Work instructions: Identify each line containing the word "this" and copy it.

Input rows:
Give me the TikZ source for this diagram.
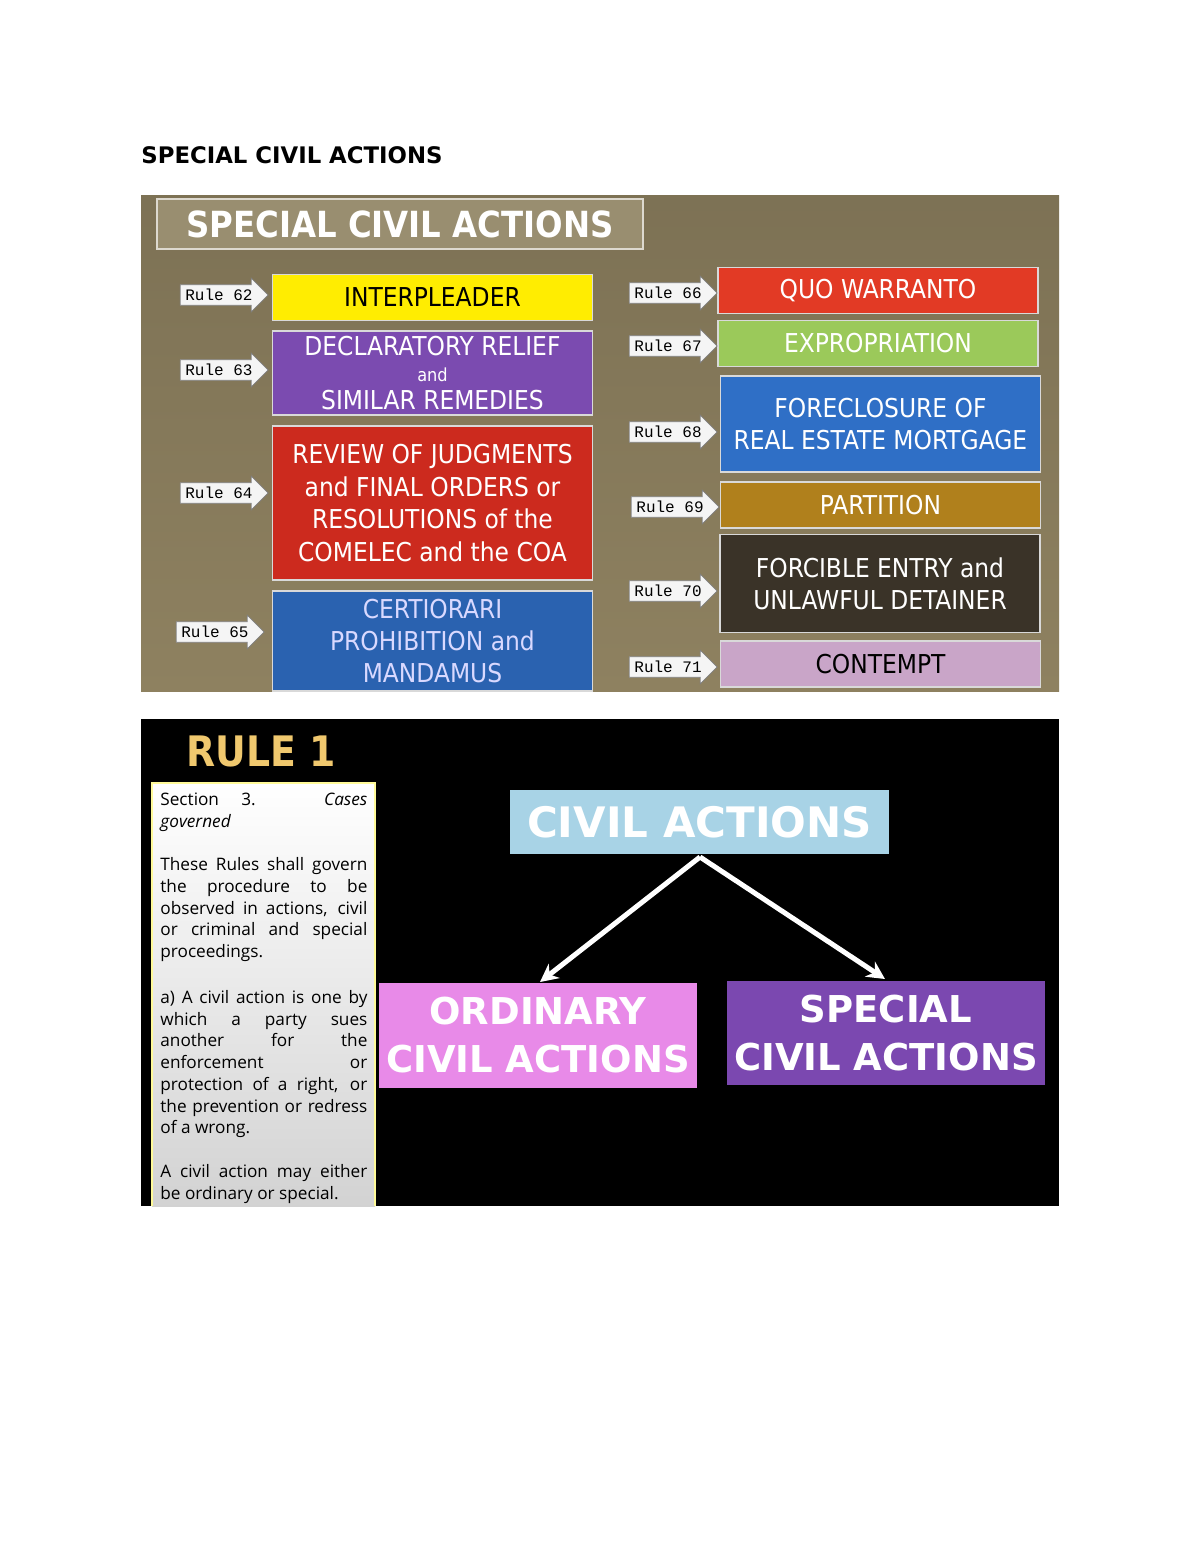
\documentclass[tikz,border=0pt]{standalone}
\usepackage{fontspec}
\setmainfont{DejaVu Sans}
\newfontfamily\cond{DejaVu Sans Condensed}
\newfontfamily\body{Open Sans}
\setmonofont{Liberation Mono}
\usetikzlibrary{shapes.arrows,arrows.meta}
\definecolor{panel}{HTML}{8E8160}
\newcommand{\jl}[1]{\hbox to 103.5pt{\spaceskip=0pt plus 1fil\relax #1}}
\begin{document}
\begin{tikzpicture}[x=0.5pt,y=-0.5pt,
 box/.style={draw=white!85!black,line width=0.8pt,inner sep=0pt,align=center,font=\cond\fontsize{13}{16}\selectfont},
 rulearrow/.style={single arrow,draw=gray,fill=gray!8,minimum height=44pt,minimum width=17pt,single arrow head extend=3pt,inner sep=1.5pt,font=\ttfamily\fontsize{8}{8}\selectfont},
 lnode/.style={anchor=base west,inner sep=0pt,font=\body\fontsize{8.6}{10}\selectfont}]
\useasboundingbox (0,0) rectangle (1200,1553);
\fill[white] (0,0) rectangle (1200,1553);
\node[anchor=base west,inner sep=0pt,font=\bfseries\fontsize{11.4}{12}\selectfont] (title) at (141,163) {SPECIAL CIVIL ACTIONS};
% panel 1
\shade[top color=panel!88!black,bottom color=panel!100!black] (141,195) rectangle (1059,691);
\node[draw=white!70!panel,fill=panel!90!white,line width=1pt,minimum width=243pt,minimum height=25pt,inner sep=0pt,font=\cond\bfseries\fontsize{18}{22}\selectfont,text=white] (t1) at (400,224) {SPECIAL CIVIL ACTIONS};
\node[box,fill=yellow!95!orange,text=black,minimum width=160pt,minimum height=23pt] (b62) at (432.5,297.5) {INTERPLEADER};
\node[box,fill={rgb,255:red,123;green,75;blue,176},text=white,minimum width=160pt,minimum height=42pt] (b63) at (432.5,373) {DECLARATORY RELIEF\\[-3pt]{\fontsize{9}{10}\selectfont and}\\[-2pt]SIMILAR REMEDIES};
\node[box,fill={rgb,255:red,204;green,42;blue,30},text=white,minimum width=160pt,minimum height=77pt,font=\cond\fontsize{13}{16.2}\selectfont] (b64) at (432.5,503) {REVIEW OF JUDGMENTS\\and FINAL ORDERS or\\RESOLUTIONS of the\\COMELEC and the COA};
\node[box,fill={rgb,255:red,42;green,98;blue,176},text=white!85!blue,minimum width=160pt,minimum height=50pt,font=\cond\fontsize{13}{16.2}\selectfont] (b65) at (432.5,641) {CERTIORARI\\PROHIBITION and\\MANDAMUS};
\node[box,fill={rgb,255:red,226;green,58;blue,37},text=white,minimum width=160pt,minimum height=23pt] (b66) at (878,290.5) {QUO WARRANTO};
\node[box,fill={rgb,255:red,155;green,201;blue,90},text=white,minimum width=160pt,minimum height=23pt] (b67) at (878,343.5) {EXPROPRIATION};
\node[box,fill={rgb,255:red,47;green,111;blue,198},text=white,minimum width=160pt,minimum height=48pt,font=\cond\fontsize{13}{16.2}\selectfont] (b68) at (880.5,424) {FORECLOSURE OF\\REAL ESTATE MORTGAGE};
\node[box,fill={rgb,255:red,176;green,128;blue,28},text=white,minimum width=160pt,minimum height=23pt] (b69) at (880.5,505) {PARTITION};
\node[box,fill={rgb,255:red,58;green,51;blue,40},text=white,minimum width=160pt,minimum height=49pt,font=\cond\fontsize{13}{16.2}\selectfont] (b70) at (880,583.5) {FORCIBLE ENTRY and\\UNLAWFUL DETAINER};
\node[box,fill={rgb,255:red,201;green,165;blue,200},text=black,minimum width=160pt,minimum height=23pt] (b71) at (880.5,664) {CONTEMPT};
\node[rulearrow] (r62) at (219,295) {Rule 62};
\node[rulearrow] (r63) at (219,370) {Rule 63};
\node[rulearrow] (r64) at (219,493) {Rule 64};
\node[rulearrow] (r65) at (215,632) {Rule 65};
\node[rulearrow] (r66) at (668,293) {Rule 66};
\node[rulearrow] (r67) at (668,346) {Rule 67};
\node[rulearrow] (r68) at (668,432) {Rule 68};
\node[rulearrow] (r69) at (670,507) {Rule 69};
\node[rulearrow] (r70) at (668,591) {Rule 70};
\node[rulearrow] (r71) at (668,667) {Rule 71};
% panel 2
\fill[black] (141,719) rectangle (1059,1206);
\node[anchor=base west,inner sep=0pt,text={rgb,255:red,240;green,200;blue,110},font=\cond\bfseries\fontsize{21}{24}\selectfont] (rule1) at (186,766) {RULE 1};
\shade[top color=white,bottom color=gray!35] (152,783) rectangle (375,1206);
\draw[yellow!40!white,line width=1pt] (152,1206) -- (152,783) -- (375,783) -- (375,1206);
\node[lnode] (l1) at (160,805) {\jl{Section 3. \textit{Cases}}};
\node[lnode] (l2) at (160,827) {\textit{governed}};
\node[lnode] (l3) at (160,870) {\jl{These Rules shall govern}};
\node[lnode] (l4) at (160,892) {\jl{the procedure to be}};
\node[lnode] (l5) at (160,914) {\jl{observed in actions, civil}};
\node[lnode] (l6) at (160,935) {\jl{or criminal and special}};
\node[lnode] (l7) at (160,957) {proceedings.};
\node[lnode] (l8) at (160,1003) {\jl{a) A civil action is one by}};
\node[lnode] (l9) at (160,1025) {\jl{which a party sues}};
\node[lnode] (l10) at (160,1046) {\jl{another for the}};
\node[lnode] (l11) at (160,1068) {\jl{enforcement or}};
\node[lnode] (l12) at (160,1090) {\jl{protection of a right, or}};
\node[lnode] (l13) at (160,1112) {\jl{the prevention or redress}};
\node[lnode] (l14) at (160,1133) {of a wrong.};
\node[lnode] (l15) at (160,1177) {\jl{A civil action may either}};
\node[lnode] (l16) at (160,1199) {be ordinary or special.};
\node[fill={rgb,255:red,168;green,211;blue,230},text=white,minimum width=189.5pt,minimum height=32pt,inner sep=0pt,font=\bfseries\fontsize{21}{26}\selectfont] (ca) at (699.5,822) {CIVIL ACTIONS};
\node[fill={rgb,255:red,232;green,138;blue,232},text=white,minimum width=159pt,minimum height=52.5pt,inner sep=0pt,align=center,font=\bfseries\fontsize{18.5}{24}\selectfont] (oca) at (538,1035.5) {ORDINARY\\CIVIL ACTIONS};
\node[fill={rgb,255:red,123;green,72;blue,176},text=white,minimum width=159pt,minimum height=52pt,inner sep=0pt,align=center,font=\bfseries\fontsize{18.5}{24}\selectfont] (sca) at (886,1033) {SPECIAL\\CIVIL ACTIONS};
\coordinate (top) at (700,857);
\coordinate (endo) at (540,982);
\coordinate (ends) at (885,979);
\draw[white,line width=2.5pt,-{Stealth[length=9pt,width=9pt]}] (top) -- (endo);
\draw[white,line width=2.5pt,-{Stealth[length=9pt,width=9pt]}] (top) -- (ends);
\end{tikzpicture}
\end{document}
--
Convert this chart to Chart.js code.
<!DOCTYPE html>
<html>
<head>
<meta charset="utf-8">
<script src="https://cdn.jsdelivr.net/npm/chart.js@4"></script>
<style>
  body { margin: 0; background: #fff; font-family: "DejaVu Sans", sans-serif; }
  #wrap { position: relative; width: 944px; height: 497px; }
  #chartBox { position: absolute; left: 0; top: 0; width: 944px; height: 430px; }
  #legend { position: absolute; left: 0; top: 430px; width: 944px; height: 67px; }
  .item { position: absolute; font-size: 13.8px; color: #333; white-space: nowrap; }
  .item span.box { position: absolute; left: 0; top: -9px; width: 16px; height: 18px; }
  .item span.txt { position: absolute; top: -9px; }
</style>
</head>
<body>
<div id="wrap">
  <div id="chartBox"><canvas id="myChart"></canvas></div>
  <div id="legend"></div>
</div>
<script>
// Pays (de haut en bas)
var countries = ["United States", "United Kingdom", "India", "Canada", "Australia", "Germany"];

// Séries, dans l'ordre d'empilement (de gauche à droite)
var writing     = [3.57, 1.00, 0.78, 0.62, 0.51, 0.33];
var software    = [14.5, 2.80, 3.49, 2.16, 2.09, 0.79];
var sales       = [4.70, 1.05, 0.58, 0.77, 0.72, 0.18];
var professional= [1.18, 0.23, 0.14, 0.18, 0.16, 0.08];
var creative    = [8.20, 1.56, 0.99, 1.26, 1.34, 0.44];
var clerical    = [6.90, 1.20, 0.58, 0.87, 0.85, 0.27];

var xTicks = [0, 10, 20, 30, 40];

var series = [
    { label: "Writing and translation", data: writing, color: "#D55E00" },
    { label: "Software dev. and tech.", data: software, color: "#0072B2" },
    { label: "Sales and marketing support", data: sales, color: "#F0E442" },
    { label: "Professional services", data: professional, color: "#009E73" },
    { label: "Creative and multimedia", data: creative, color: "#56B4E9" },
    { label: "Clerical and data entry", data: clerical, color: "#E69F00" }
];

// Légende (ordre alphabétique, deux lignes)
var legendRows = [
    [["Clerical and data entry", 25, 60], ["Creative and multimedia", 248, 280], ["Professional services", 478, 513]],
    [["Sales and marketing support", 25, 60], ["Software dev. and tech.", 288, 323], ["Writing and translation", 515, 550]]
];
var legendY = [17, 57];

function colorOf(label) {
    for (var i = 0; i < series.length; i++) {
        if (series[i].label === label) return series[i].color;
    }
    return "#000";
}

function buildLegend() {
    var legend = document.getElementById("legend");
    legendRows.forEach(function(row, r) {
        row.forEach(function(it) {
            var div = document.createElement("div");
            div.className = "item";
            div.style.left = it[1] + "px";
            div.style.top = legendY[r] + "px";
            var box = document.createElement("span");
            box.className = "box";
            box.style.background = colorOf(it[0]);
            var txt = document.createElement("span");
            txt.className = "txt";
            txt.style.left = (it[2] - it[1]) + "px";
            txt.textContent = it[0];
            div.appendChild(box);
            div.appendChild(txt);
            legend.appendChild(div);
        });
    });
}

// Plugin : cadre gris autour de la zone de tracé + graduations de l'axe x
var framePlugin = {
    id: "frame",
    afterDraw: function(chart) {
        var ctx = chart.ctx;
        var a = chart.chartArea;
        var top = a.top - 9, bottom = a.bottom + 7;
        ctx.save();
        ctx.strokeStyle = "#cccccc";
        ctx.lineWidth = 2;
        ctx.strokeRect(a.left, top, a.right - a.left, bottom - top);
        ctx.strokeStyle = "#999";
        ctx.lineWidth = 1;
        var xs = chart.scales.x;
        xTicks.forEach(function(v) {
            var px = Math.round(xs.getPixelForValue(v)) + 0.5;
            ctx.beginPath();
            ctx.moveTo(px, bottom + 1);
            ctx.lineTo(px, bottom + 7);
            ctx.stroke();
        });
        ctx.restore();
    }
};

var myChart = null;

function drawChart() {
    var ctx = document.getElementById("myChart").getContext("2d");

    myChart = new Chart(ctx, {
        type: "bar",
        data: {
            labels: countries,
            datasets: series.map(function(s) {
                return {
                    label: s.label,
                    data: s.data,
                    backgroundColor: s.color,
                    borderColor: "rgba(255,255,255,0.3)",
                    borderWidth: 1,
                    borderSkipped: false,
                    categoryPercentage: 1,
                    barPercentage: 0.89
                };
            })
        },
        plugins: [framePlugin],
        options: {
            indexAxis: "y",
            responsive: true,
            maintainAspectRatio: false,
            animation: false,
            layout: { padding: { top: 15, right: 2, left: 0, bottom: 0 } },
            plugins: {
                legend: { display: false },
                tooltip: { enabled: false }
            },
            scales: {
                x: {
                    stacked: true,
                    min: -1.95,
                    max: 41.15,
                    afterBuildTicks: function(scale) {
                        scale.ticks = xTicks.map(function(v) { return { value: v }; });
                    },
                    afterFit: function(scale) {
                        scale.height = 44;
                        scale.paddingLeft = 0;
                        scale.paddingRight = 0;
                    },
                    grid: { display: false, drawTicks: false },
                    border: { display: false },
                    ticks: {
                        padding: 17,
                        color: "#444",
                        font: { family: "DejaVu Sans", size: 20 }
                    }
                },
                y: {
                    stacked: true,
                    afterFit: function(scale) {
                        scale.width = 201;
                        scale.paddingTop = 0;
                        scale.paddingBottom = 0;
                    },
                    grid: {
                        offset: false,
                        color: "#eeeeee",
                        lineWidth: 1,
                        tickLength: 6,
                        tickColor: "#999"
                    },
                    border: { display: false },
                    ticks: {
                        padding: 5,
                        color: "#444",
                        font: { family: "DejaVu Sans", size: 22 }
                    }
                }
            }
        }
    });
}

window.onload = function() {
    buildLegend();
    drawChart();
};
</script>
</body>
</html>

Exercise answer:
Give me the TikZ source for this diagram.
Convert this chart to Chart.js code.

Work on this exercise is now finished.